You’re the Worst certainly lives up to its name, or so I thought after viewing the pilot episode. The premise of the show, a half hour rom-com on FX, is that two vile people: Jimmy (played with equal parts snark and Britishness by Chris Geere) and Gretchen (the feisty Aya Cash) meet at a friend’s wedding, go home together and end up becoming more than a one-night stand. Sounds innocuous enough but this is FX, a channel incapable of producing a show that doesn’t push the boundaries of what can and can not be seen or heard on basic cable. Despite already knowing this I was still a bit surprised at how graphic the non-graphic sex got (go watch Nip/Tuck if you don’t quite get what I mean by that description). And what they couldn’t show, they made up for by talking about:
Gretchen: You just spit on it?
Gretchen: You just spit on my vagina.
Gretchen: Why don’t spit on my vagina?
Jimmy: It’s saliva. It’s gonna get there anyway.
My first impression of You’re the Worst was definitely that of a raunchy, gross-out comedy trying desperately to shock in an era where everything and anything can be seen online, and commercial free at that. Thankfully I gave it another shot (it’s in my nature to second guess myself) because by last Thursday’s season finale, You’re the Worst had become my favorite show of 2014, hands down. That’s saying a lot when put up against some of this year’s other contenders like Fargo and IFC’s brilliant new Garfunkel and Oates. I’m sorry, True what? True Detective? Look, I don’t have HBO, okay Richie Rich? If you’d like to come pay my cable bill then we can talk Game of Thrones and True Detective, OK? What made me stick around was how well the show’s protagonists are written. Jimmy and Gretchen are the most three dimensional characters I have ever seen on a sitcom. They are horrible, vile, jaded, wounded, sweet, damaged, sympathetic people. If some of those adjectives sound contradictory, they are, and it’s awesome.
I didn’t realize when viewing the pilot that Jimmy and Gretchen’s horrible side is just that, a side. I think I can be forgiven for assuming that given the shallow emotional pool that most sitcoms draw from, the characters in You’re the Worst—and by extension the series itself—were going to be a one-trick pony.

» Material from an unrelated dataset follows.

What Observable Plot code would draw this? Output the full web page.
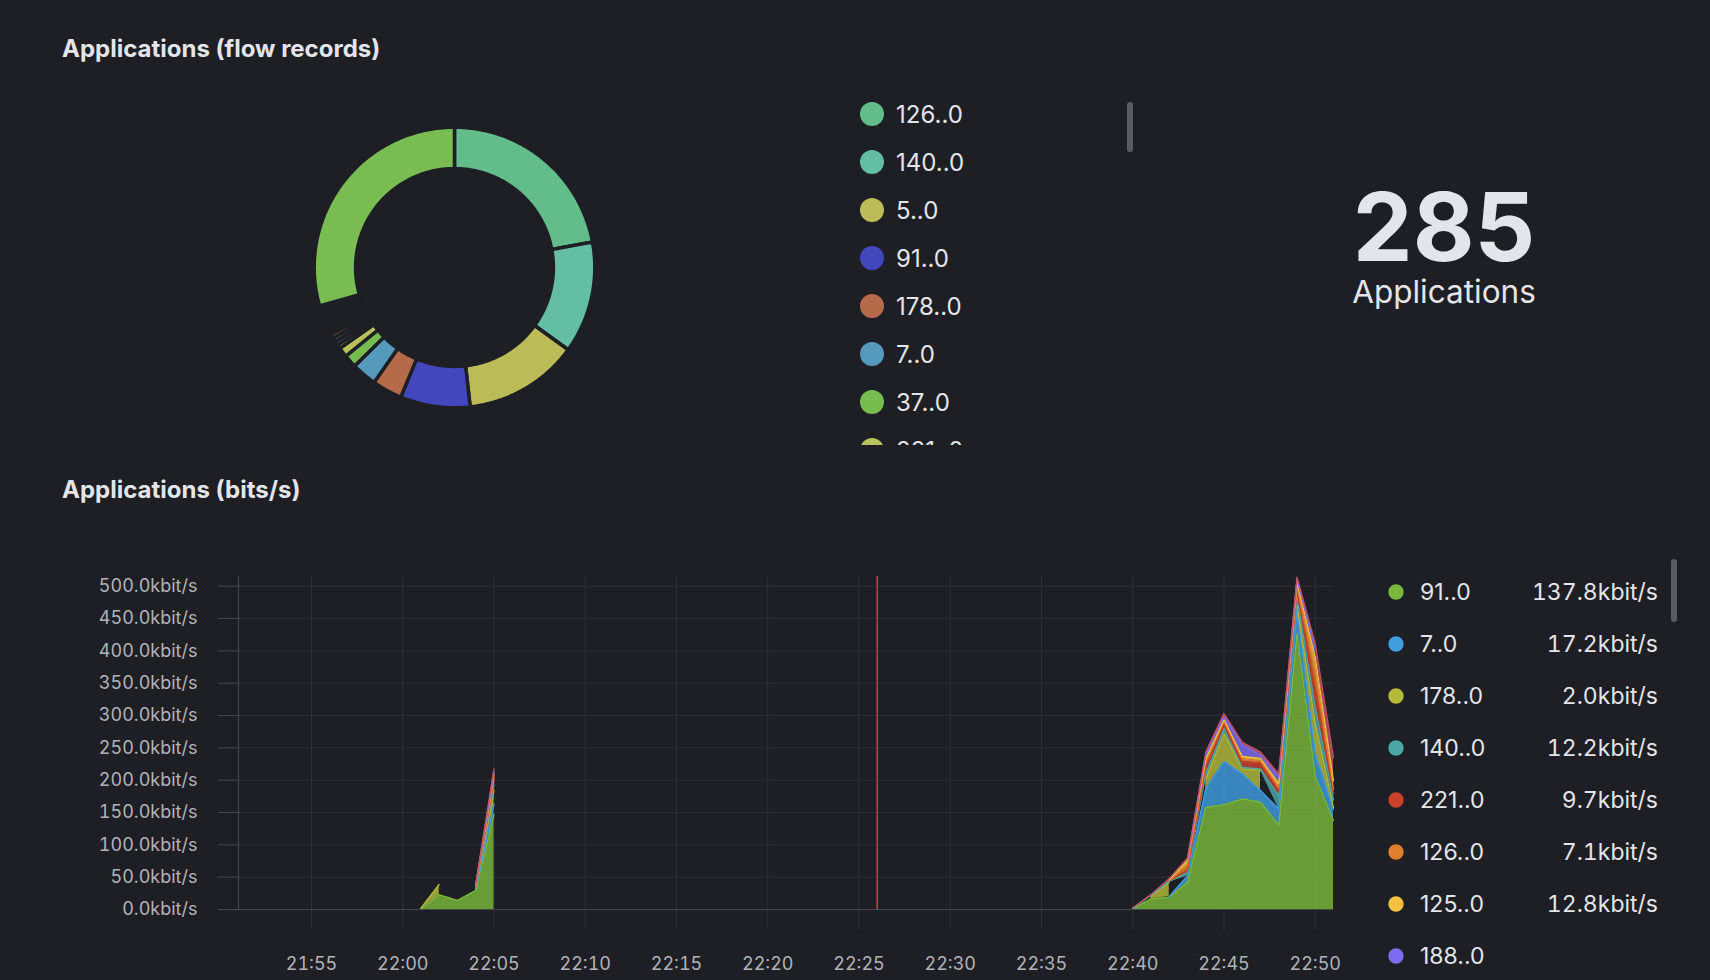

Instead I have been pleasantly surprised week after week by a show with the setup and execution of a sitcom but the depth and feeling of an indie flick.
Somehow You’re the Worst manages to take a popular rom-com conceit as of late: friends with benefits who end up actually in love, and make it seem fresh. Jimmy and Gretchen are like When Harry Met Sally filtered through one of Bad Santa‘s shot glasses. They are two people who are so bad no one could love them but each other. They drink constantly, smoke constantly, and just seem like all-around shitty people, in other words: perfect for each other.
The writers make sure however, that no matter how close they skirt it, Jimmy and Gretchen never cross over into caricature territory. At the (black) heart of You’re the Worst is an emotional core. It may be buried under a box of stroke mags, a half- empty bottle of Jim Beam, and a few cigarette butts but it is there. Jimmy and Gretchen are certainly off-putting but they aren’t monsters. Take Jimmy’s roommate Edgar for instance. A veteran of the Afghanistan war with a bad case of PTSD, Jimmy lets him stay at his house rent free in exchange for cooking and cleaning, despite the fact that (as we find out in the finale) Jimmy could charge a boarder $1,200 for his room. And Gretchen … I think she tells her friend Lindsay not to cheat on her husband once or twice, or at least looks at her discouragingly. Hey, I didn’t say they were saints.
I haven’t seen a lot of mainstream buzz about the show and I’m hoping that that’s mainly because I don’t know where to look and not because people aren’t watching it. However, just in case it’s the latter, I’m willing to shill hard for You’re the Worst in hopes of a second season. With that in mind, I urge you for my own selfish reasons to check out You’re the Worst if you haven’t done so already. Even though the first season is over, several episodes can be watched On Demand if you have Comcast and individual episodes can be
illegally torrented purchased on Amazon. What’s that? Are they free to watch with Amazon Prime? Are you the same imaginary reader that I already chastised for giving me crap about True Detective? I don’t know because I don’t have Prime, okay John D. Rockefeller?
Bottom line: If you want to watch a romantic comedy but you don’t want a sickly sweet, saccharine mess, then You’re the Worst just may be the acrid, cyanide-laced black coffee you’re looking for.